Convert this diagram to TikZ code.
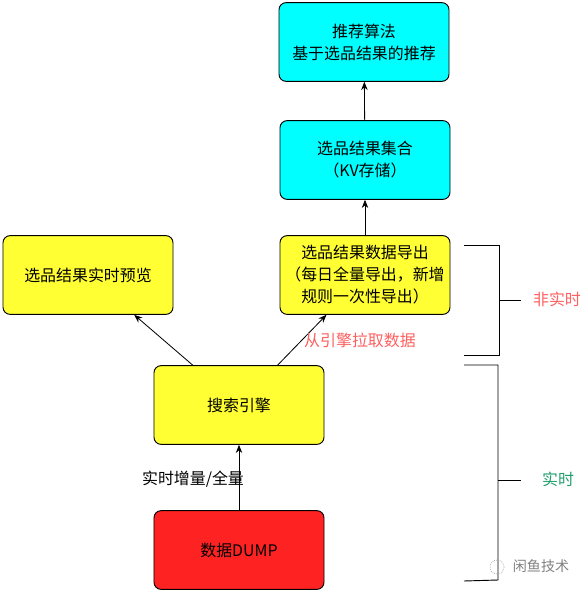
\documentclass[tikz,border=0pt]{standalone}
\usepackage{fontspec}
\setmainfont{Noto Sans CJK SC}
\usetikzlibrary{arrows.meta}
\definecolor{boxcyan}{HTML}{00FFFF}
\definecolor{boxyellow}{HTML}{FFFF33}
\definecolor{boxred}{HTML}{FF2222}
\definecolor{notetextred}{HTML}{FF5F5F}
\definecolor{notetextgreen}{HTML}{1F9E6B}
\tikzset{
  flowbox/.style={draw,line width=0.8pt,rounded corners=6pt,minimum width=5.1cm,minimum height=2.36cm,
    inner sep=0pt,align=center,font=\fontsize{13.6}{18.8}\selectfont},
  flowlabel/.style={inner sep=0pt,font=\fontsize{13.6}{18.8}\selectfont},
  bracketline/.style={line width=0.8pt,line join=miter}
}
\begin{document}
\begin{tikzpicture}[x=0.03cm,y=-0.03cm,line width=0.7pt,>={Stealth[length=7pt,width=5.5pt]}]
\useasboundingbox (0,0) rectangle (587,592);
% boxes
\node[flowbox,fill=boxcyan] (algo) at (364,42) {推荐算法\\基于选品结果的推荐};
\node[flowbox,fill=boxcyan] (kvset) at (365,160) {选品结果集合\\（KV存储）};
\node[flowbox,fill=boxyellow] (export) at (365,275) {选品结果数据导出\\（每日全量导出，新增\\规则一次性导出）};
\node[flowbox,fill=boxyellow] (preview) at (88,275) {选品结果实时预览};
\node[flowbox,fill=boxyellow] (engine) at (239,405) {搜索引擎};
\node[flowbox,fill=boxred] (dump) at (239,550) {数据DUMP};
% arrows
\draw[->] (dump) -- (engine);
\draw[->] (engine) -- (preview);
\draw[->] (engine) -- (export);
\draw[->] (export) -- (kvset);
\draw[->] (kvset) -- (algo);
% labels
\node[flowlabel] (pull) at (360,340) {\color{notetextred}从引擎拉取数据};
\node[flowlabel] (incr) at (193,479) {实时增量/全量};
% bracket non realtime
\coordinate (nta) at (464,245);
\coordinate (ntb) at (499,245);
\coordinate (ntc) at (499,355.5);
\coordinate (ntd) at (464,355.5);
\coordinate (nte) at (499,300);
\coordinate (ntf) at (521,300);
\draw[bracketline] (nta) -- (ntb) -- (ntc) -- (ntd);
\draw[bracketline] (nte) -- (ntf);
\node[flowlabel] (nonreal) at (557,299) {\color{notetextred}非实时};
% bracket realtime
\coordinate (rta) at (464,365);
\coordinate (rtb) at (498,365);
\coordinate (rtc) at (498,580);
\coordinate (rtd) at (464,581);
\coordinate (rte) at (498,480);
\coordinate (rtf) at (521,480);
\draw[bracketline] (rta) -- (rtb) -- (rtc) -- (rtd);
\draw[bracketline] (rte) -- (rtf);
\node[flowlabel] (real) at (558,479) {\color{notetextgreen}实时};
% watermark
\draw[gray!70,densely dotted,line width=0.6pt] (497,567) circle (7);
\node[inner sep=0pt,text=gray,font=\fontsize{12}{14}\selectfont] (mark) at (541,566) {闲鱼技术};
\end{tikzpicture}
\end{document}
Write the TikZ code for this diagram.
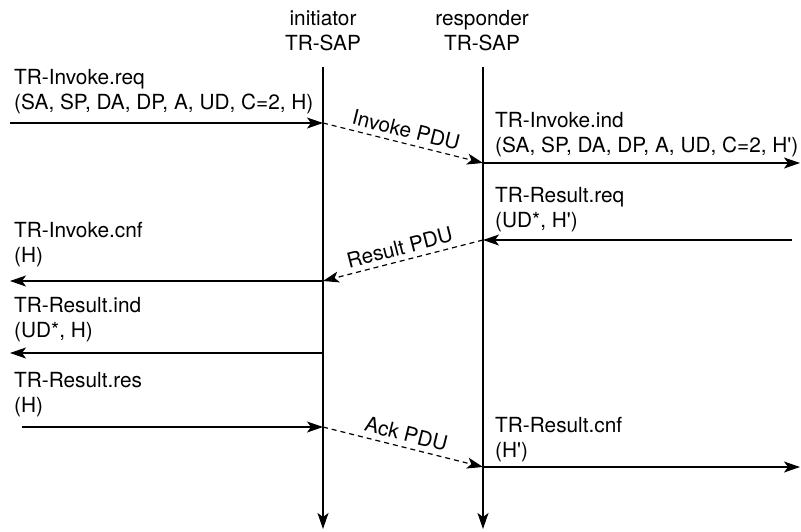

> _PROBLEM TO WORK ON_
Make an exact copy of the records shown above, without the pictures.

> _WRITTEN ANSWER_
Convert this diagram to TikZ code.
\documentclass[tikz,border=0pt]{standalone}
\usepackage{fontspec}
\setmainfont{Noto Sans CJK SC}
\usetikzlibrary{arrows.meta}
\definecolor{boxcyan}{HTML}{00FFFF}
\definecolor{boxyellow}{HTML}{FFFF33}
\definecolor{boxred}{HTML}{FF2222}
\definecolor{notetextred}{HTML}{FF5F5F}
\definecolor{notetextgreen}{HTML}{1F9E6B}
\tikzset{
  flowbox/.style={draw,line width=0.8pt,rounded corners=6pt,minimum width=5.1cm,minimum height=2.36cm,
    inner sep=0pt,align=center,font=\fontsize{13.6}{18.8}\selectfont},
  flowlabel/.style={inner sep=0pt,font=\fontsize{13.6}{18.8}\selectfont},
  bracketline/.style={line width=0.8pt,line join=miter}
}
\begin{document}
\begin{tikzpicture}[x=0.03cm,y=-0.03cm,line width=0.7pt,>={Stealth[length=7pt,width=5.5pt]}]
\useasboundingbox (0,0) rectangle (587,592);
% boxes
\node[flowbox,fill=boxcyan] (algo) at (364,42) {推荐算法\\基于选品结果的推荐};
\node[flowbox,fill=boxcyan] (kvset) at (365,160) {选品结果集合\\（KV存储）};
\node[flowbox,fill=boxyellow] (export) at (365,275) {选品结果数据导出\\（每日全量导出，新增\\规则一次性导出）};
\node[flowbox,fill=boxyellow] (preview) at (88,275) {选品结果实时预览};
\node[flowbox,fill=boxyellow] (engine) at (239,405) {搜索引擎};
\node[flowbox,fill=boxred] (dump) at (239,550) {数据DUMP};
% arrows
\draw[->] (dump) -- (engine);
\draw[->] (engine) -- (preview);
\draw[->] (engine) -- (export);
\draw[->] (export) -- (kvset);
\draw[->] (kvset) -- (algo);
% labels
\node[flowlabel] (pull) at (360,340) {\color{notetextred}从引擎拉取数据};
\node[flowlabel] (incr) at (193,479) {实时增量/全量};
% bracket non realtime
\coordinate (nta) at (464,245);
\coordinate (ntb) at (499,245);
\coordinate (ntc) at (499,355.5);
\coordinate (ntd) at (464,355.5);
\coordinate (nte) at (499,300);
\coordinate (ntf) at (521,300);
\draw[bracketline] (nta) -- (ntb) -- (ntc) -- (ntd);
\draw[bracketline] (nte) -- (ntf);
\node[flowlabel] (nonreal) at (557,299) {\color{notetextred}非实时};
% bracket realtime
\coordinate (rta) at (464,365);
\coordinate (rtb) at (498,365);
\coordinate (rtc) at (498,580);
\coordinate (rtd) at (464,581);
\coordinate (rte) at (498,480);
\coordinate (rtf) at (521,480);
\draw[bracketline] (rta) -- (rtb) -- (rtc) -- (rtd);
\draw[bracketline] (rte) -- (rtf);
\node[flowlabel] (real) at (558,479) {\color{notetextgreen}实时};
% watermark
\draw[gray!70,densely dotted,line width=0.6pt] (497,567) circle (7);
\node[inner sep=0pt,text=gray,font=\fontsize{12}{14}\selectfont] (mark) at (541,566) {闲鱼技术};
\end{tikzpicture}
\end{document}
Write the TikZ code for this diagram.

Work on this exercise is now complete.